====== Input records

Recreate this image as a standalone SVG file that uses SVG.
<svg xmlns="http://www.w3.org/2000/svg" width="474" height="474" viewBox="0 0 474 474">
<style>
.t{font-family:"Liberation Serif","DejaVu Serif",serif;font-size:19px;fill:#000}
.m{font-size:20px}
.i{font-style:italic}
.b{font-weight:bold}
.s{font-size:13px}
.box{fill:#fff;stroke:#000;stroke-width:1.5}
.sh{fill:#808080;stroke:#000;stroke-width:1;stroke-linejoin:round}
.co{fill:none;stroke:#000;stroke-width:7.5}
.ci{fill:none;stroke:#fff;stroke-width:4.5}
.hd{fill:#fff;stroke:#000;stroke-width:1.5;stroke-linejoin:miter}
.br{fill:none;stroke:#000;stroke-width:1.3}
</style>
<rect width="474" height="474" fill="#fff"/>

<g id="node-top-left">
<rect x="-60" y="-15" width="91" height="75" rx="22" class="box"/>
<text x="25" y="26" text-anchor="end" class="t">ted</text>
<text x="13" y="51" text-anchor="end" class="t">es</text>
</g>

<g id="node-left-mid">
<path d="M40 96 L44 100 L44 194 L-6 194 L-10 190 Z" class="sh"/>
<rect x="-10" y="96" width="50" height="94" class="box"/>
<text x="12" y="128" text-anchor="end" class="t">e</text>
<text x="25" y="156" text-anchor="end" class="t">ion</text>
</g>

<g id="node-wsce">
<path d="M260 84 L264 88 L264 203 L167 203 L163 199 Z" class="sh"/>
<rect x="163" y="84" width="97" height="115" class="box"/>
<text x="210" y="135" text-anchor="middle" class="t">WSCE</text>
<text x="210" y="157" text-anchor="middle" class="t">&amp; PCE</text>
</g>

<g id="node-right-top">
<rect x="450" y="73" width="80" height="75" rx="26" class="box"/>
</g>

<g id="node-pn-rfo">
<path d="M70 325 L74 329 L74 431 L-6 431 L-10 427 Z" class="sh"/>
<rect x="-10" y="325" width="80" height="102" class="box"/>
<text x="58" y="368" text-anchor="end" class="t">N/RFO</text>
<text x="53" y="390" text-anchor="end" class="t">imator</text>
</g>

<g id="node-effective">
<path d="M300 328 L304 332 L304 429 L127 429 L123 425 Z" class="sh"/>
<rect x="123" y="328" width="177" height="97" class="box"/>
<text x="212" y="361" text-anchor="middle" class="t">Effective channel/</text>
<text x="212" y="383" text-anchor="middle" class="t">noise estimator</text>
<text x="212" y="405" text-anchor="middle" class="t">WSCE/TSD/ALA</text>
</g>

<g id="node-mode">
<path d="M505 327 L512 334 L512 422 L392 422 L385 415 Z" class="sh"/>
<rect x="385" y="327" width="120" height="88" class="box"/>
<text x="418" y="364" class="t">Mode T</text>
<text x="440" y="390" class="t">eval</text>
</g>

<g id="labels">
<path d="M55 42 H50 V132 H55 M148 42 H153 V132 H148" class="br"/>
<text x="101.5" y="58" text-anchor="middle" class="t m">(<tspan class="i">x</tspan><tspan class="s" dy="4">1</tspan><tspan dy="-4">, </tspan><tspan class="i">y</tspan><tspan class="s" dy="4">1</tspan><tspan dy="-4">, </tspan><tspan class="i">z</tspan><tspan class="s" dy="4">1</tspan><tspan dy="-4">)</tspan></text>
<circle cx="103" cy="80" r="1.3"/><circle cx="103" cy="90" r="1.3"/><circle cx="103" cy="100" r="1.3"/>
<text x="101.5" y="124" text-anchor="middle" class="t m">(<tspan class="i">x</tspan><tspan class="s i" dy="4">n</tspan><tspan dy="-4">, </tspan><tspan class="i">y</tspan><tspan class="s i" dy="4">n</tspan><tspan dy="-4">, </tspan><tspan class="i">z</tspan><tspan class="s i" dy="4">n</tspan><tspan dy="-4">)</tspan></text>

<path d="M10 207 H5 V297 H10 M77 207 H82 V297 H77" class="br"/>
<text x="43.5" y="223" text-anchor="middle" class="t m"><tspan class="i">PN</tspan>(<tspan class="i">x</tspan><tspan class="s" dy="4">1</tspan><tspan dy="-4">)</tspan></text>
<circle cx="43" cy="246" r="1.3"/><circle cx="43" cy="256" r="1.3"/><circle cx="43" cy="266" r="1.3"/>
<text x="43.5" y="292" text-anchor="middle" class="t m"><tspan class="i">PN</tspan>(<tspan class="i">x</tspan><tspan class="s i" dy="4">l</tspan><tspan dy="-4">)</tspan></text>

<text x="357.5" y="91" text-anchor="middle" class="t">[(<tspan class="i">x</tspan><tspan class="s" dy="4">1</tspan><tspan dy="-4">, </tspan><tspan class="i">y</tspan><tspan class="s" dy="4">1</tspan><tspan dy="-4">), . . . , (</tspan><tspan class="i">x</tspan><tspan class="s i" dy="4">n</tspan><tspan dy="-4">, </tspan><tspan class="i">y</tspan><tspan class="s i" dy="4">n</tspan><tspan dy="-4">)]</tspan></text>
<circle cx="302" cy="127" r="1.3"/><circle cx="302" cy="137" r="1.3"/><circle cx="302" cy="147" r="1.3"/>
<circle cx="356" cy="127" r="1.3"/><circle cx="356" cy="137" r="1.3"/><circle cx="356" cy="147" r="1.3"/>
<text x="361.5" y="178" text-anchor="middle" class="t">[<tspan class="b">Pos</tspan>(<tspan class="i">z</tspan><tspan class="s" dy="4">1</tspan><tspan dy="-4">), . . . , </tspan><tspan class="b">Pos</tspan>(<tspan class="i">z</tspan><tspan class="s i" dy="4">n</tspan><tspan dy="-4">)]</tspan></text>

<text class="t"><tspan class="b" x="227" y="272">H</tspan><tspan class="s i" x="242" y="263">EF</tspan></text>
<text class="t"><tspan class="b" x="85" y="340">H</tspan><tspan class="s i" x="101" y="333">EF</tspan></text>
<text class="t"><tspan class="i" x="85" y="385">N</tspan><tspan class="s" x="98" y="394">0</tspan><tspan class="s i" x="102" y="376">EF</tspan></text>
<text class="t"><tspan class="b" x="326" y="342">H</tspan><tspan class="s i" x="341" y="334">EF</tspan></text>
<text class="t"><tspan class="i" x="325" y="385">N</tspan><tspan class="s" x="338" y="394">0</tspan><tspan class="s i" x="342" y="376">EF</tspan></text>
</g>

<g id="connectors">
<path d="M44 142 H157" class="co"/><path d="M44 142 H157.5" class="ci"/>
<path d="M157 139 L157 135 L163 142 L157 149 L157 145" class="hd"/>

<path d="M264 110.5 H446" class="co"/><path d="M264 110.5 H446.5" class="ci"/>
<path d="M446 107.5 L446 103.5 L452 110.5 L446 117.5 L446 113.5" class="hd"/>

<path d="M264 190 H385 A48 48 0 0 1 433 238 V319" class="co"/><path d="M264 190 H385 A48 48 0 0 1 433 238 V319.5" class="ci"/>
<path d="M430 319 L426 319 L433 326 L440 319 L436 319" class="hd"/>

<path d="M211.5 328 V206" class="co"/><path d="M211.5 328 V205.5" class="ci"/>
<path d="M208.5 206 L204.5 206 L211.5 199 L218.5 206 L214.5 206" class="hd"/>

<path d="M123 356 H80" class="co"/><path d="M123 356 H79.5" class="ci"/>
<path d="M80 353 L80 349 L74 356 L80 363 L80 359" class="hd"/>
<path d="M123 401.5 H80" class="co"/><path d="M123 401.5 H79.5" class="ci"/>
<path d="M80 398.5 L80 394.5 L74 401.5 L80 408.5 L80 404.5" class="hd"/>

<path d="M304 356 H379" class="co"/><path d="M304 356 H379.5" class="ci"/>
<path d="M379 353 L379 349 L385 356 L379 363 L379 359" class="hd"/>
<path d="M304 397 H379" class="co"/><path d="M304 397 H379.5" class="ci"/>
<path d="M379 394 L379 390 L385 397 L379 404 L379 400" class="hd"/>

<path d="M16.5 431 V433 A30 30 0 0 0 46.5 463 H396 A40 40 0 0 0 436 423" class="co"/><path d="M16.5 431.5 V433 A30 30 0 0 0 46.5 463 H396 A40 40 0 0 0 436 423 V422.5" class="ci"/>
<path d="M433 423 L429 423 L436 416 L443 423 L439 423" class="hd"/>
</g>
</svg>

============
====== Input records

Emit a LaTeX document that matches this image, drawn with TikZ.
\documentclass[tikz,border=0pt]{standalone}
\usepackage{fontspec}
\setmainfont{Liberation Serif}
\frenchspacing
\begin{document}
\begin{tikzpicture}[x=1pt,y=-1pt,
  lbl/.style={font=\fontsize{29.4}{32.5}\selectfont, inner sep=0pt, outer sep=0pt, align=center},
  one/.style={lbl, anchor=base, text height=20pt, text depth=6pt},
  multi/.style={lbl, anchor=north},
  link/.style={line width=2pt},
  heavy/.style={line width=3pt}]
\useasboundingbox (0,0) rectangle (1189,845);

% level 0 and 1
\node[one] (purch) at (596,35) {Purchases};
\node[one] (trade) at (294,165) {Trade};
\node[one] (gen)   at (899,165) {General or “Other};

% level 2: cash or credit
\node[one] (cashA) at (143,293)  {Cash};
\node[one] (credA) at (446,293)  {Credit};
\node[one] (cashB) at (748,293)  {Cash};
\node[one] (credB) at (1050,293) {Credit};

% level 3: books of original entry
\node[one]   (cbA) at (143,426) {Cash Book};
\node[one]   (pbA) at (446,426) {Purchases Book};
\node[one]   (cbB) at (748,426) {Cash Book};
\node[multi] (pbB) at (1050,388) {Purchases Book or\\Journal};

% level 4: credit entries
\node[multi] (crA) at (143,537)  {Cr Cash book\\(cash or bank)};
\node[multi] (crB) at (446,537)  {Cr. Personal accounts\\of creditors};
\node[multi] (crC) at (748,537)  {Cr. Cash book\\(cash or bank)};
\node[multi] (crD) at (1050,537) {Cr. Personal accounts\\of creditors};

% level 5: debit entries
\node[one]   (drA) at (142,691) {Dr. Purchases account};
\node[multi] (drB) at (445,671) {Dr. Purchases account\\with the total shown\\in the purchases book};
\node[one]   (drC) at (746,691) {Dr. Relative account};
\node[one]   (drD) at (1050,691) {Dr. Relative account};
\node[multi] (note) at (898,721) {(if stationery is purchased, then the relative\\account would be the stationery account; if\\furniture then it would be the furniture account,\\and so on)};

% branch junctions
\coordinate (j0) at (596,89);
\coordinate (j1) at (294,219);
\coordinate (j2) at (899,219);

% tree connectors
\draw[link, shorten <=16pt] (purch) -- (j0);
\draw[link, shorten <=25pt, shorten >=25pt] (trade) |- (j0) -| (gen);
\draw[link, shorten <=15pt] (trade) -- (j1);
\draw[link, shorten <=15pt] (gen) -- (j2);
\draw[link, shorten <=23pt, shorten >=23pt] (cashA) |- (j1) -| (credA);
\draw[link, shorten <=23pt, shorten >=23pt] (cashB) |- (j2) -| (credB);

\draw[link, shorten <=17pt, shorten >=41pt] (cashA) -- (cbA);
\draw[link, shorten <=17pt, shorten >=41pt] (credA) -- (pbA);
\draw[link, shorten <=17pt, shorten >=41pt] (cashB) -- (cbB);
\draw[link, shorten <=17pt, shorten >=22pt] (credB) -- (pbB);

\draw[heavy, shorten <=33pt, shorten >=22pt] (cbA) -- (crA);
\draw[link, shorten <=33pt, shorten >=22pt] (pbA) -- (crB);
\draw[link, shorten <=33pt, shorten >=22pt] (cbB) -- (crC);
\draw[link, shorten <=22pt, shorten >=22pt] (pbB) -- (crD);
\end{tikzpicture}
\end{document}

============
====== Input records

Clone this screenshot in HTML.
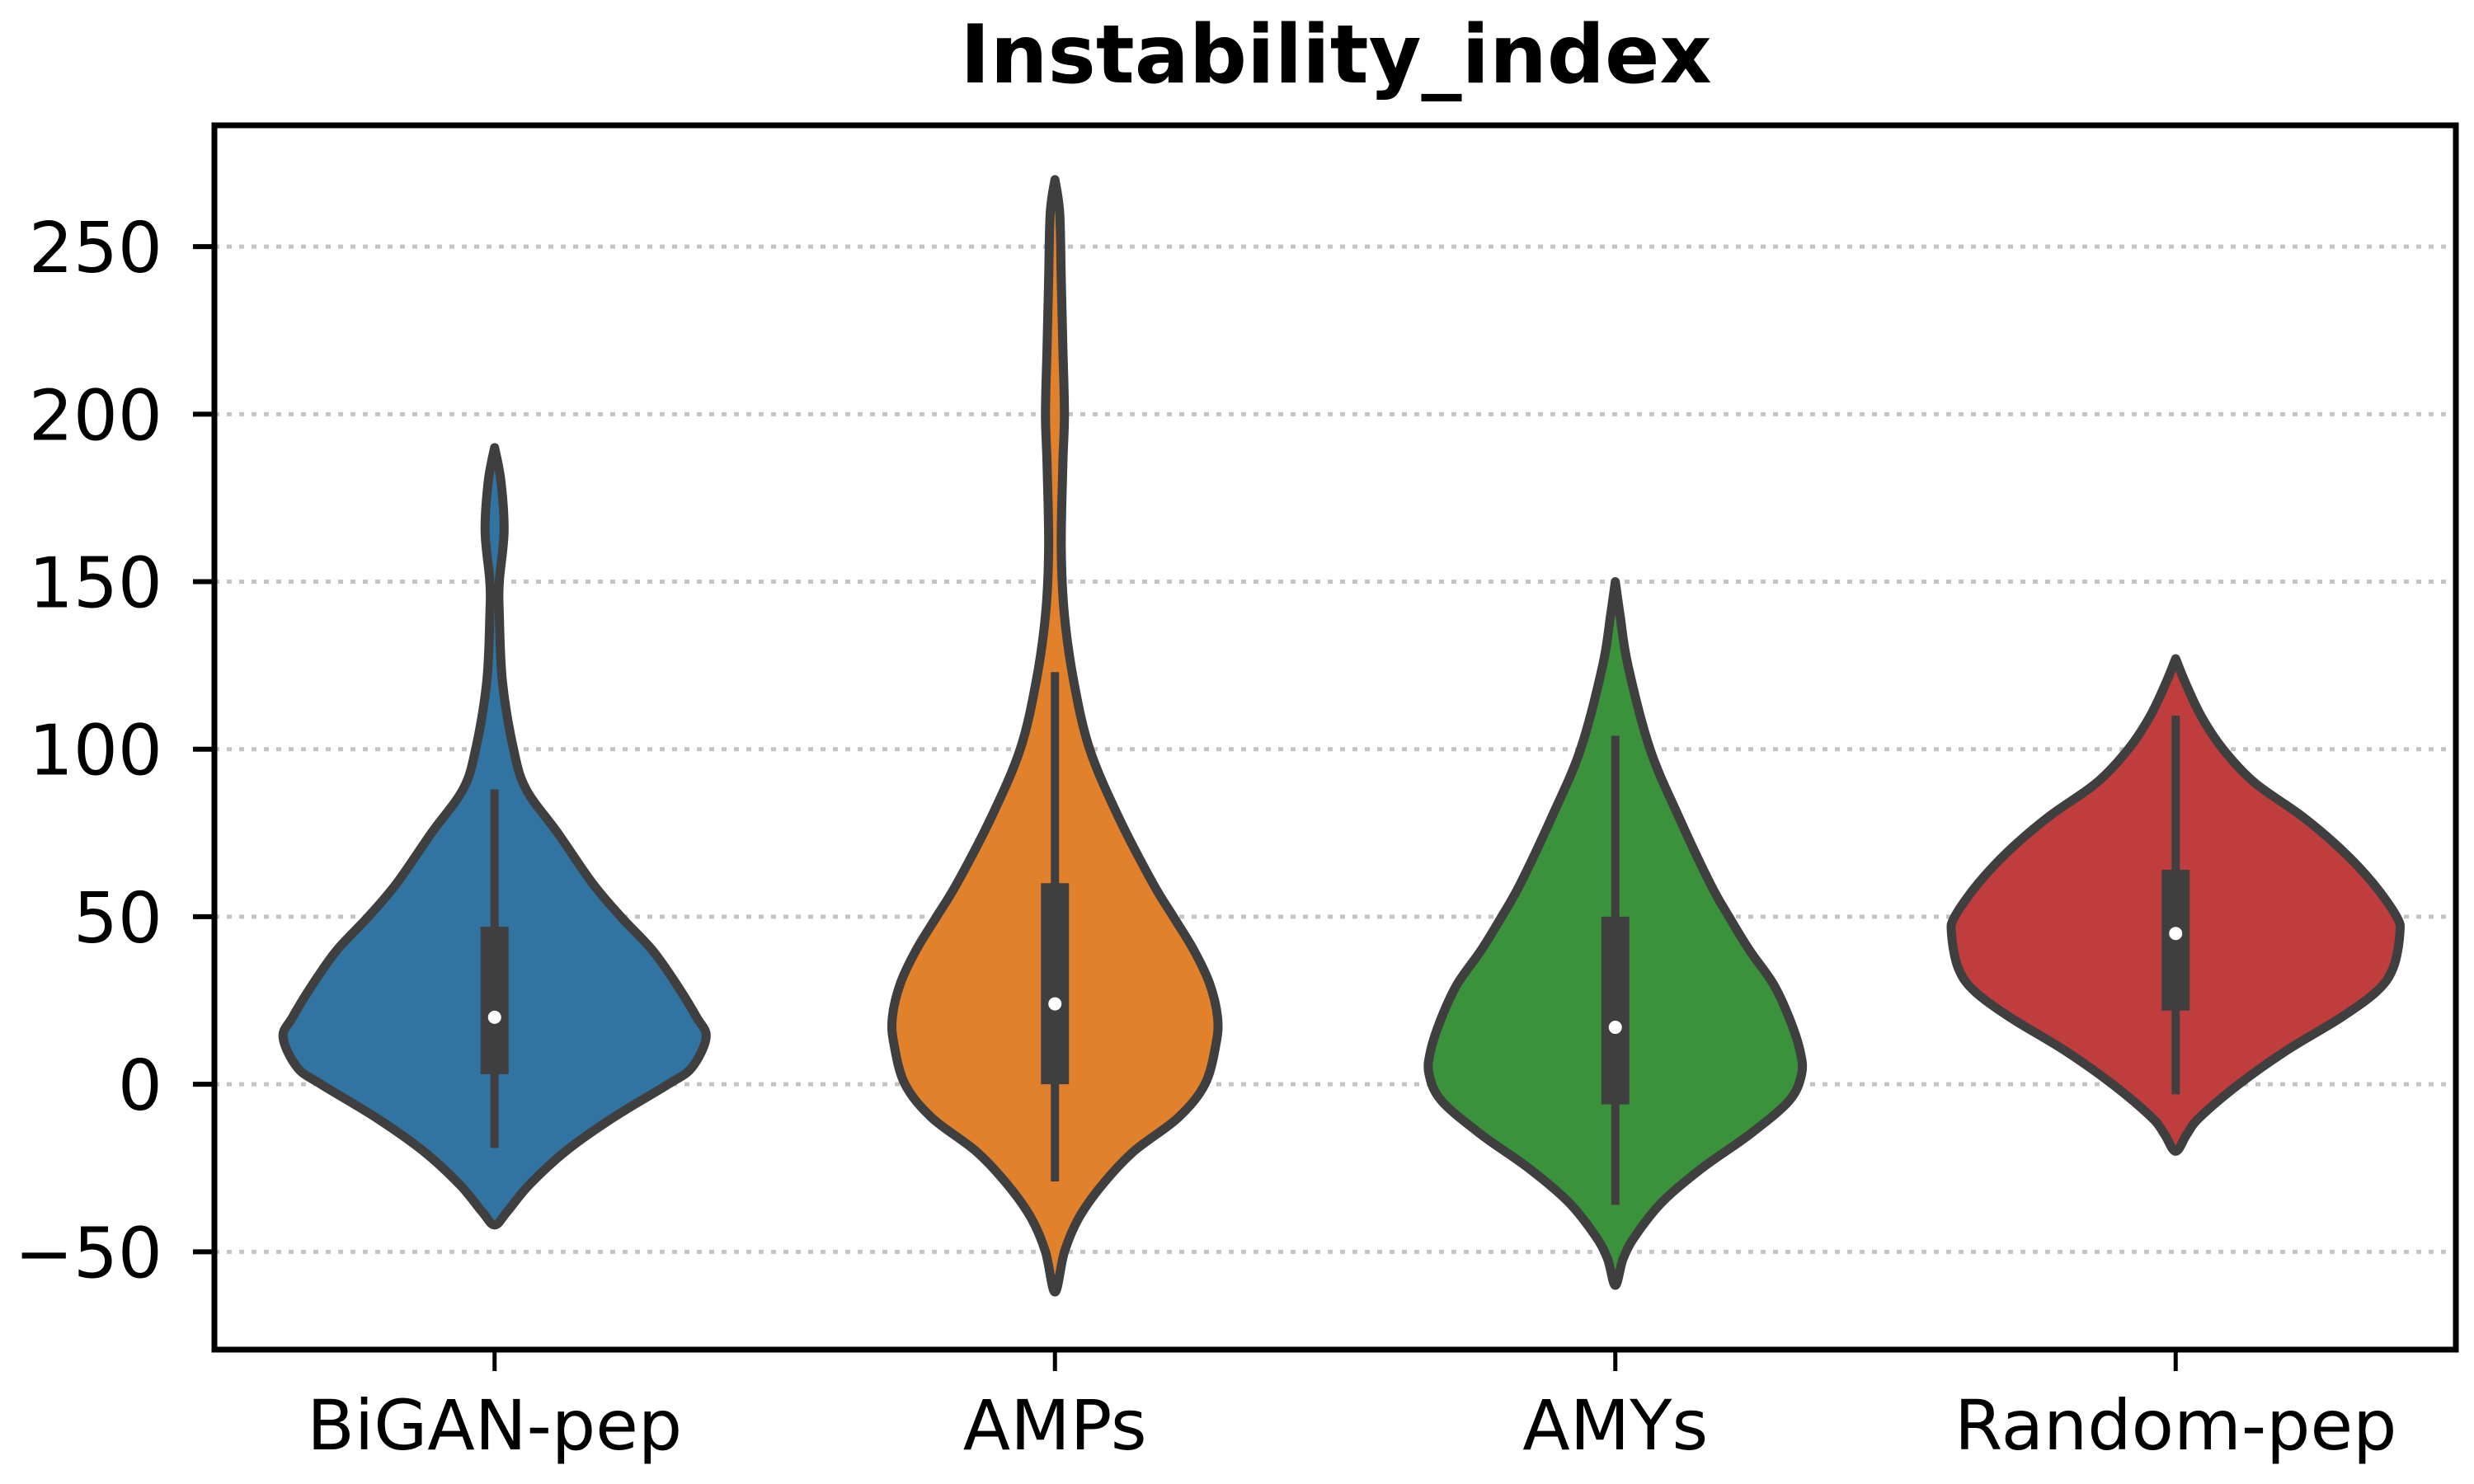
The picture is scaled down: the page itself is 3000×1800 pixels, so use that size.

============

▶ [Exercise description]:
Take the line containing "Emit a LaTeX" and the line containing "(j2) at (899,219);". Write out both and all lines between, exactly, and nothing more.

▶ [Final result]:
Emit a LaTeX document that matches this image, drawn with TikZ.
\documentclass[tikz,border=0pt]{standalone}
\usepackage{fontspec}
\setmainfont{Liberation Serif}
\frenchspacing
\begin{document}
\begin{tikzpicture}[x=1pt,y=-1pt,
  lbl/.style={font=\fontsize{29.4}{32.5}\selectfont, inner sep=0pt, outer sep=0pt, align=center},
  one/.style={lbl, anchor=base, text height=20pt, text depth=6pt},
  multi/.style={lbl, anchor=north},
  link/.style={line width=2pt},
  heavy/.style={line width=3pt}]
\useasboundingbox (0,0) rectangle (1189,845);

% level 0 and 1
\node[one] (purch) at (596,35) {Purchases};
\node[one] (trade) at (294,165) {Trade};
\node[one] (gen)   at (899,165) {General or “Other};

% level 2: cash or credit
\node[one] (cashA) at (143,293)  {Cash};
\node[one] (credA) at (446,293)  {Credit};
\node[one] (cashB) at (748,293)  {Cash};
\node[one] (credB) at (1050,293) {Credit};

% level 3: books of original entry
\node[one]   (cbA) at (143,426) {Cash Book};
\node[one]   (pbA) at (446,426) {Purchases Book};
\node[one]   (cbB) at (748,426) {Cash Book};
\node[multi] (pbB) at (1050,388) {Purchases Book or\\Journal};

% level 4: credit entries
\node[multi] (crA) at (143,537)  {Cr Cash book\\(cash or bank)};
\node[multi] (crB) at (446,537)  {Cr. Personal accounts\\of creditors};
\node[multi] (crC) at (748,537)  {Cr. Cash book\\(cash or bank)};
\node[multi] (crD) at (1050,537) {Cr. Personal accounts\\of creditors};

% level 5: debit entries
\node[one]   (drA) at (142,691) {Dr. Purchases account};
\node[multi] (drB) at (445,671) {Dr. Purchases account\\with the total shown\\in the purchases book};
\node[one]   (drC) at (746,691) {Dr. Relative account};
\node[one]   (drD) at (1050,691) {Dr. Relative account};
\node[multi] (note) at (898,721) {(if stationery is purchased, then the relative\\account would be the stationery account; if\\furniture then it would be the furniture account,\\and so on)};

% branch junctions
\coordinate (j0) at (596,89);
\coordinate (j1) at (294,219);
\coordinate (j2) at (899,219);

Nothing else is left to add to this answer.